→ INPUT DATA:

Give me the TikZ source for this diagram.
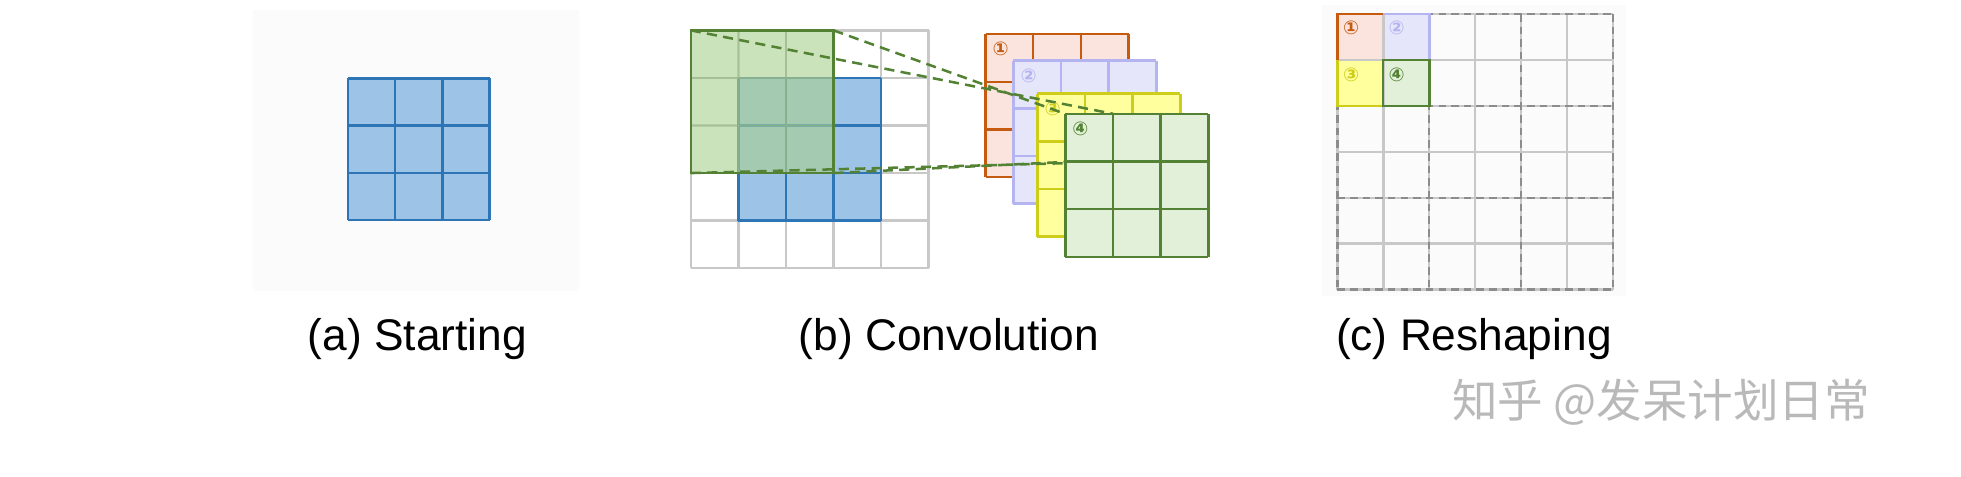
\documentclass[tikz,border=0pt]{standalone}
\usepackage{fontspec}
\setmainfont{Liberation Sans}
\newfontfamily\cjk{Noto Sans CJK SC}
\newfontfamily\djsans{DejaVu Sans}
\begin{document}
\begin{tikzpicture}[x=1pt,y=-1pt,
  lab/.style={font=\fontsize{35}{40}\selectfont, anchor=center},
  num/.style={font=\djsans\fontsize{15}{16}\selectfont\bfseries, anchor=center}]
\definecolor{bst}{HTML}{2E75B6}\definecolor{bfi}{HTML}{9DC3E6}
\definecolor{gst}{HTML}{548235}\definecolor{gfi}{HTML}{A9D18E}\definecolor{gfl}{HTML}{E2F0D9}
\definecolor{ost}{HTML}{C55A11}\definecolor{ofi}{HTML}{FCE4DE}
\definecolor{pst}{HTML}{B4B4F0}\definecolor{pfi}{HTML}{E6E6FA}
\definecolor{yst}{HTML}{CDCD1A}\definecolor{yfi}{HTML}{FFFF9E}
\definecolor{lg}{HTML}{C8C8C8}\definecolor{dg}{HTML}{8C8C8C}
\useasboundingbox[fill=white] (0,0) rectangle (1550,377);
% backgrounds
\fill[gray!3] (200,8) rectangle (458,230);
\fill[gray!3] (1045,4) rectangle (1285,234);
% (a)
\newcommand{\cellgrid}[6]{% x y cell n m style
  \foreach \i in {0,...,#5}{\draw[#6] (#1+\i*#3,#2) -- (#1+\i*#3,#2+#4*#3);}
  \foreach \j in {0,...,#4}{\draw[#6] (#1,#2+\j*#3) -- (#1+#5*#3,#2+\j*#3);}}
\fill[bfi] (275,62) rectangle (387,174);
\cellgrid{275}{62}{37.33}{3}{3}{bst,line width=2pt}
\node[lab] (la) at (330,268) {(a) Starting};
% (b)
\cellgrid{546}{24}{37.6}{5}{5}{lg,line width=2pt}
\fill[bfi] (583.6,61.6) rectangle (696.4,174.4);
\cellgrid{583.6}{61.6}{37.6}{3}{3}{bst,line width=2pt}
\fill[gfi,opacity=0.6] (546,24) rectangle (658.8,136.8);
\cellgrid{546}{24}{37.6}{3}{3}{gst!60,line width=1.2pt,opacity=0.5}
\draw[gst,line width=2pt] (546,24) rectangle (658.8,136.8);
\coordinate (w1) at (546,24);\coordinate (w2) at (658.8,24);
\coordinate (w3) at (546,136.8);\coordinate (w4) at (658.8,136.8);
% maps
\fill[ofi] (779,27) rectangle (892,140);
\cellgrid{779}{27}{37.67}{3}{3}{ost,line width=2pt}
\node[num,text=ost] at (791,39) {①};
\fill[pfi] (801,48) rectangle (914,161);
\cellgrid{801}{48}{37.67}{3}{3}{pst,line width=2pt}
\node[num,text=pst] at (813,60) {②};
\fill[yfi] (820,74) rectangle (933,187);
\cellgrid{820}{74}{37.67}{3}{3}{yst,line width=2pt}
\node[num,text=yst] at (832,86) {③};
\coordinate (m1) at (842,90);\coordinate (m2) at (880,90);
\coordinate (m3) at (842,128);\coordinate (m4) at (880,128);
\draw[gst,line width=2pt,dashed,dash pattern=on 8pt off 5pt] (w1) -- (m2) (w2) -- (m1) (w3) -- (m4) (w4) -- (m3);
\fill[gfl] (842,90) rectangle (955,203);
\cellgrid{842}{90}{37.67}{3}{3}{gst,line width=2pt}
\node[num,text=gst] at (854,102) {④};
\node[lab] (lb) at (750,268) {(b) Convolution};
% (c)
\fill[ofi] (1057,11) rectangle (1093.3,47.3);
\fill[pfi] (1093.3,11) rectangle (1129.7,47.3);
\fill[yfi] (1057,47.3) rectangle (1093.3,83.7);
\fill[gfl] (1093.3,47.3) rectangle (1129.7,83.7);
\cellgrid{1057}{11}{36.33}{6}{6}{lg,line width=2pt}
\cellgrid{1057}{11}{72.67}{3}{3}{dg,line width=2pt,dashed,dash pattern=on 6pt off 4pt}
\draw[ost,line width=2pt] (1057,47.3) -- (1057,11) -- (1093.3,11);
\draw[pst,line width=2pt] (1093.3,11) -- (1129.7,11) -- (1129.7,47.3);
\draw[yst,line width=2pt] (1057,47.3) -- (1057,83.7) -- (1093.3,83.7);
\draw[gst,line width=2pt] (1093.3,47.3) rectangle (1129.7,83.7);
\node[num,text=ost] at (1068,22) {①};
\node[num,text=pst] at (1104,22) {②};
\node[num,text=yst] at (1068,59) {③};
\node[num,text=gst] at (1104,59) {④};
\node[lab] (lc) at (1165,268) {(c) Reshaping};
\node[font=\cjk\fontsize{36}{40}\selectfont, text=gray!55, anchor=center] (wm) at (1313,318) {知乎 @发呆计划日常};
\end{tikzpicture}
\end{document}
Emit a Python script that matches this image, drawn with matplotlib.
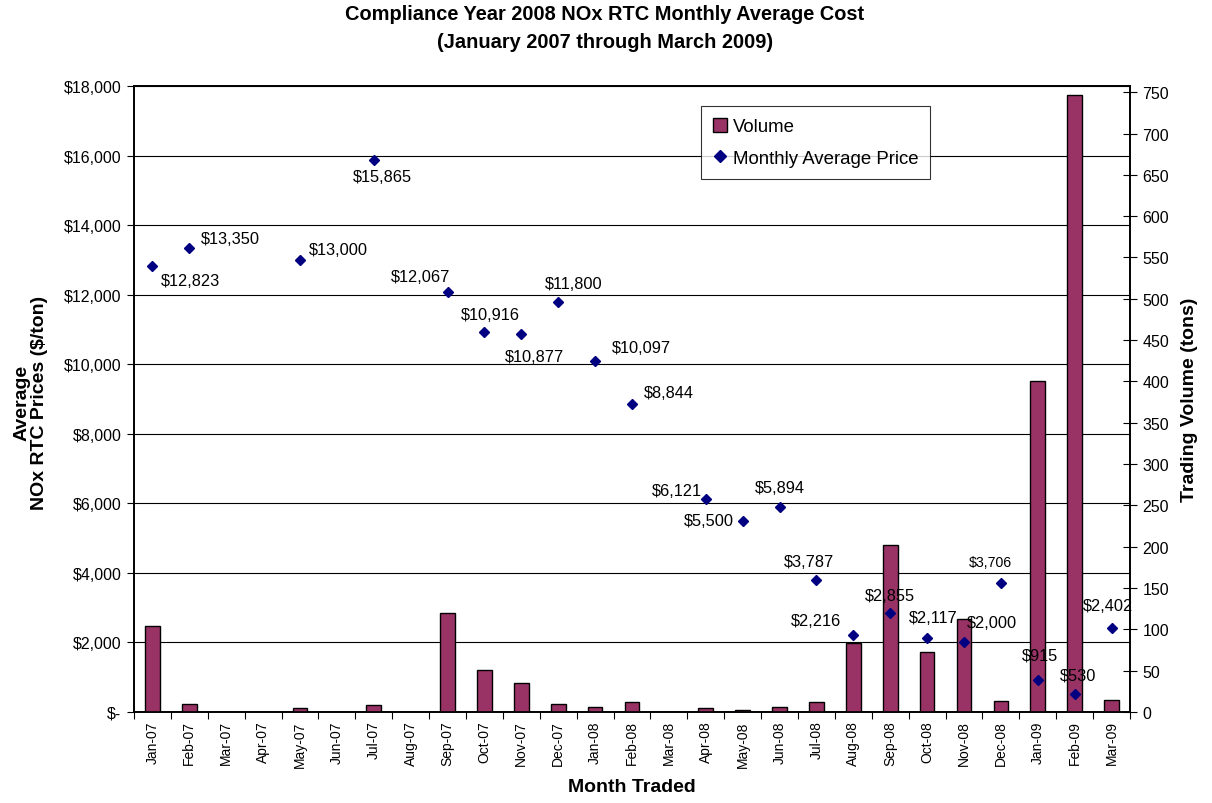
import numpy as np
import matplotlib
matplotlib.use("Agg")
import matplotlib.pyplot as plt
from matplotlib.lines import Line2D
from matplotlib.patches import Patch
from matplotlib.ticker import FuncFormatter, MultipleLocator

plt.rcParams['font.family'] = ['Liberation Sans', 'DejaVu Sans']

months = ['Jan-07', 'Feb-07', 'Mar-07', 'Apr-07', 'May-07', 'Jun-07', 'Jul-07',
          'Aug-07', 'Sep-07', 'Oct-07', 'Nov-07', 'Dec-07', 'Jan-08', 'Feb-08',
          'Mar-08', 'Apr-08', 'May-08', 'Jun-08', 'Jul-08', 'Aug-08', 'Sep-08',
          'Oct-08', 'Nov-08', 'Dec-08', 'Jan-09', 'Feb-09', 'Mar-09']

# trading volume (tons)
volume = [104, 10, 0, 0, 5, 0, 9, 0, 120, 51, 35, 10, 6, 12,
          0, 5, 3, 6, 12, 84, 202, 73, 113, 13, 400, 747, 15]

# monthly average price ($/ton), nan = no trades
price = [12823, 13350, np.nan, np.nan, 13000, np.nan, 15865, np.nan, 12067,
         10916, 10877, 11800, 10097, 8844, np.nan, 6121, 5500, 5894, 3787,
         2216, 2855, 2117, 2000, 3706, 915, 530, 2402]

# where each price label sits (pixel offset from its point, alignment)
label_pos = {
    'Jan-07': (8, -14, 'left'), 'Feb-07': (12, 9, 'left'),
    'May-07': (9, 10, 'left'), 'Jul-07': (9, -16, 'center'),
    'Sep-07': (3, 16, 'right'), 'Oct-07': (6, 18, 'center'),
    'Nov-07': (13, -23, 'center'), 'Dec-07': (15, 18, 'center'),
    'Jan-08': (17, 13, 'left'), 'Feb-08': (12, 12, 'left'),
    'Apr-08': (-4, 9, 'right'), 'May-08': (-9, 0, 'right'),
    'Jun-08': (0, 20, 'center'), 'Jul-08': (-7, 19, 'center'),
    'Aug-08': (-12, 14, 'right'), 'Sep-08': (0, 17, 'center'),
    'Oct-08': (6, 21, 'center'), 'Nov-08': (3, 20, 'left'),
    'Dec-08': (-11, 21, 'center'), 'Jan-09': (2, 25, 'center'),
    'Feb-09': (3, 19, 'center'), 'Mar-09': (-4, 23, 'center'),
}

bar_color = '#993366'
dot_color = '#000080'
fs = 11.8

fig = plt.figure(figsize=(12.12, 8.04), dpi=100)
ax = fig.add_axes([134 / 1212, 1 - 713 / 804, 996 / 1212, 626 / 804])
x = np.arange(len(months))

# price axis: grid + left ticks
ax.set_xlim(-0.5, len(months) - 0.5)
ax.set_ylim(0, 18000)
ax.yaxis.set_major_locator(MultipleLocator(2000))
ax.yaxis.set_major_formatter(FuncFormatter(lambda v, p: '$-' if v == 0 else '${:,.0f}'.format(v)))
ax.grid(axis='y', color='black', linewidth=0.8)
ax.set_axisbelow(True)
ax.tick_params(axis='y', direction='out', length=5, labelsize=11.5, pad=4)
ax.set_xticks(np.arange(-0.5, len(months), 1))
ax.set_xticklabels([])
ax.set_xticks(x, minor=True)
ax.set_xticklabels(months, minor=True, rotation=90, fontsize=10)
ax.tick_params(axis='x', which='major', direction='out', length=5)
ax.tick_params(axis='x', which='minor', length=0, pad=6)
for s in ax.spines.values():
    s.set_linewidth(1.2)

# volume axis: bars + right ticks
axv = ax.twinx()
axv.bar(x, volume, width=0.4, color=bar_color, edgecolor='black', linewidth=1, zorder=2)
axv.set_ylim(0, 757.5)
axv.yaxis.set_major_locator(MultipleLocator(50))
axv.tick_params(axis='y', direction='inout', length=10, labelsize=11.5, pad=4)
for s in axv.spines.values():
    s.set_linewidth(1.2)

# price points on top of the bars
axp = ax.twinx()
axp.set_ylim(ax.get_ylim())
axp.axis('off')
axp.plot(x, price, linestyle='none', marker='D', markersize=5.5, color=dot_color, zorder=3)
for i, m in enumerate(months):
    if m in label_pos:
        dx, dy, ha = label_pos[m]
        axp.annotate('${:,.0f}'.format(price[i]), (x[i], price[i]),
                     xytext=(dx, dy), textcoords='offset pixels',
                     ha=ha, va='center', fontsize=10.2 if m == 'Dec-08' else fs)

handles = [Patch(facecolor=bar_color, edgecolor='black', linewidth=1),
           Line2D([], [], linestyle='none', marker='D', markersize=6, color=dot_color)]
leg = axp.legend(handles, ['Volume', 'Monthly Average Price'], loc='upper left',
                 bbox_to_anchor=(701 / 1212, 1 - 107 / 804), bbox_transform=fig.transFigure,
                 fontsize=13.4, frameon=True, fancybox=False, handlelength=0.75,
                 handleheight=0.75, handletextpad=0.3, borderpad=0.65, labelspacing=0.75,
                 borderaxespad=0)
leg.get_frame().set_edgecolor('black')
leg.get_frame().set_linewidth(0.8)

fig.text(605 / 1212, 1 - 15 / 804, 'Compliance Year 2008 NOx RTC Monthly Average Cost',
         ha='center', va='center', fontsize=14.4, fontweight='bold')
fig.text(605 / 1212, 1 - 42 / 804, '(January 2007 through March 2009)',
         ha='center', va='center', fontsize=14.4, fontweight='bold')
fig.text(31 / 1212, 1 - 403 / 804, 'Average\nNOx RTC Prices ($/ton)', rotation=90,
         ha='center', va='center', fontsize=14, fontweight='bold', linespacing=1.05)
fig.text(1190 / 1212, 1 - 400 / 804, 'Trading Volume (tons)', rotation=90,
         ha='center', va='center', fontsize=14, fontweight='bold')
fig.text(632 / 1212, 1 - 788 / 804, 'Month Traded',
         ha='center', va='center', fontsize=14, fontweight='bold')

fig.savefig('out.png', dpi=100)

→ WORK REQUIRED: Go to the line that contains "Emit a Python" and copy from there down to the line that contains "2216, 2855, 2117, 2000, 3706, 915, 530, 2402]", with both lines included. Pass over the pictures.

→ RESPONSE TO THE TASK:
Emit a Python script that matches this image, drawn with matplotlib.
import numpy as np
import matplotlib
matplotlib.use("Agg")
import matplotlib.pyplot as plt
from matplotlib.lines import Line2D
from matplotlib.patches import Patch
from matplotlib.ticker import FuncFormatter, MultipleLocator

plt.rcParams['font.family'] = ['Liberation Sans', 'DejaVu Sans']

months = ['Jan-07', 'Feb-07', 'Mar-07', 'Apr-07', 'May-07', 'Jun-07', 'Jul-07',
          'Aug-07', 'Sep-07', 'Oct-07', 'Nov-07', 'Dec-07', 'Jan-08', 'Feb-08',
          'Mar-08', 'Apr-08', 'May-08', 'Jun-08', 'Jul-08', 'Aug-08', 'Sep-08',
          'Oct-08', 'Nov-08', 'Dec-08', 'Jan-09', 'Feb-09', 'Mar-09']

# trading volume (tons)
volume = [104, 10, 0, 0, 5, 0, 9, 0, 120, 51, 35, 10, 6, 12,
          0, 5, 3, 6, 12, 84, 202, 73, 113, 13, 400, 747, 15]

# monthly average price ($/ton), nan = no trades
price = [12823, 13350, np.nan, np.nan, 13000, np.nan, 15865, np.nan, 12067,
         10916, 10877, 11800, 10097, 8844, np.nan, 6121, 5500, 5894, 3787,
         2216, 2855, 2117, 2000, 3706, 915, 530, 2402]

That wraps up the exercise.